*Dataset excerpt*:

—————

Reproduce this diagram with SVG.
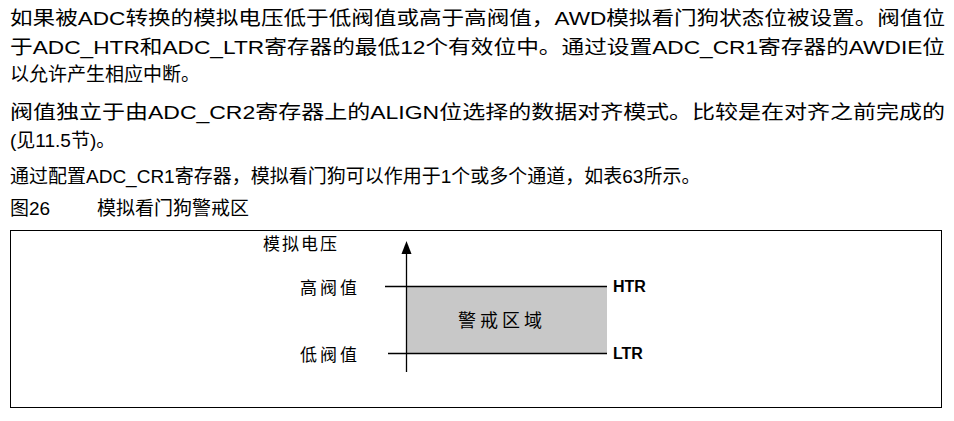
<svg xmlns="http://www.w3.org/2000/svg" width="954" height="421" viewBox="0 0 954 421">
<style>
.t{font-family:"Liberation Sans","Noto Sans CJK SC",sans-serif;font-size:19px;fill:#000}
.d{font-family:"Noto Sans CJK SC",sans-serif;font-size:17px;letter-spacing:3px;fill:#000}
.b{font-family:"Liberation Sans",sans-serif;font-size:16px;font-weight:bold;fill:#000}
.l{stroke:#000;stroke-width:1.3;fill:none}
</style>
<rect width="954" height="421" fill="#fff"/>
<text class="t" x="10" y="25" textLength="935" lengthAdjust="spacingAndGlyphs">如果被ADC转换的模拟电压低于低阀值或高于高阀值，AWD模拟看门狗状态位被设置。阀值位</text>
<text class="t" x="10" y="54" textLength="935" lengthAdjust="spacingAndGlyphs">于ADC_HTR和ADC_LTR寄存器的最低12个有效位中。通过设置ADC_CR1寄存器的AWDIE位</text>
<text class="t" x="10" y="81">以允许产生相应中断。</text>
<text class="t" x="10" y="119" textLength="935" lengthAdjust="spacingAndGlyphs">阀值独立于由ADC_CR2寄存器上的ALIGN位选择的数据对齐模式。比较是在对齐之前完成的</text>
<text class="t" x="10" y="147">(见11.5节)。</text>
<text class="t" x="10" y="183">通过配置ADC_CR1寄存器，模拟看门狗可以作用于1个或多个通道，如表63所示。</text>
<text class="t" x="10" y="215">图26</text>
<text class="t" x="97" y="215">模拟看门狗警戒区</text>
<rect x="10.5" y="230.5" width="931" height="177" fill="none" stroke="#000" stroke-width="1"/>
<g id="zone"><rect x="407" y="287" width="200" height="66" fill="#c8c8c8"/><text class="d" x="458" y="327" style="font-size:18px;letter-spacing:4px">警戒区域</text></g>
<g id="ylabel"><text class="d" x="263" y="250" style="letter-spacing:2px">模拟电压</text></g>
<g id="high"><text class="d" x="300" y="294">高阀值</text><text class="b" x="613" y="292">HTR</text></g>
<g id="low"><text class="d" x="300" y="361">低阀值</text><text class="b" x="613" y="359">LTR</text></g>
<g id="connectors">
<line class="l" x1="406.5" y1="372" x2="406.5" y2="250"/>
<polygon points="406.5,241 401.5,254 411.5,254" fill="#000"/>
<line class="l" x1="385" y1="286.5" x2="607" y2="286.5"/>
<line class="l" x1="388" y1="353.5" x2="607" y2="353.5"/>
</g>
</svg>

—————

*To be done*: Leaving the pictures aside, transcribe the entire listing exactly.

*Answer to this exercise*:
Reproduce this diagram with SVG.
<svg xmlns="http://www.w3.org/2000/svg" width="954" height="421" viewBox="0 0 954 421">
<style>
.t{font-family:"Liberation Sans","Noto Sans CJK SC",sans-serif;font-size:19px;fill:#000}
.d{font-family:"Noto Sans CJK SC",sans-serif;font-size:17px;letter-spacing:3px;fill:#000}
.b{font-family:"Liberation Sans",sans-serif;font-size:16px;font-weight:bold;fill:#000}
.l{stroke:#000;stroke-width:1.3;fill:none}
</style>
<rect width="954" height="421" fill="#fff"/>
<text class="t" x="10" y="25" textLength="935" lengthAdjust="spacingAndGlyphs">如果被ADC转换的模拟电压低于低阀值或高于高阀值，AWD模拟看门狗状态位被设置。阀值位</text>
<text class="t" x="10" y="54" textLength="935" lengthAdjust="spacingAndGlyphs">于ADC_HTR和ADC_LTR寄存器的最低12个有效位中。通过设置ADC_CR1寄存器的AWDIE位</text>
<text class="t" x="10" y="81">以允许产生相应中断。</text>
<text class="t" x="10" y="119" textLength="935" lengthAdjust="spacingAndGlyphs">阀值独立于由ADC_CR2寄存器上的ALIGN位选择的数据对齐模式。比较是在对齐之前完成的</text>
<text class="t" x="10" y="147">(见11.5节)。</text>
<text class="t" x="10" y="183">通过配置ADC_CR1寄存器，模拟看门狗可以作用于1个或多个通道，如表63所示。</text>
<text class="t" x="10" y="215">图26</text>
<text class="t" x="97" y="215">模拟看门狗警戒区</text>
<rect x="10.5" y="230.5" width="931" height="177" fill="none" stroke="#000" stroke-width="1"/>
<g id="zone"><rect x="407" y="287" width="200" height="66" fill="#c8c8c8"/><text class="d" x="458" y="327" style="font-size:18px;letter-spacing:4px">警戒区域</text></g>
<g id="ylabel"><text class="d" x="263" y="250" style="letter-spacing:2px">模拟电压</text></g>
<g id="high"><text class="d" x="300" y="294">高阀值</text><text class="b" x="613" y="292">HTR</text></g>
<g id="low"><text class="d" x="300" y="361">低阀值</text><text class="b" x="613" y="359">LTR</text></g>
<g id="connectors">
<line class="l" x1="406.5" y1="372" x2="406.5" y2="250"/>
<polygon points="406.5,241 401.5,254 411.5,254" fill="#000"/>
<line class="l" x1="385" y1="286.5" x2="607" y2="286.5"/>
<line class="l" x1="388" y1="353.5" x2="607" y2="353.5"/>
</g>
</svg>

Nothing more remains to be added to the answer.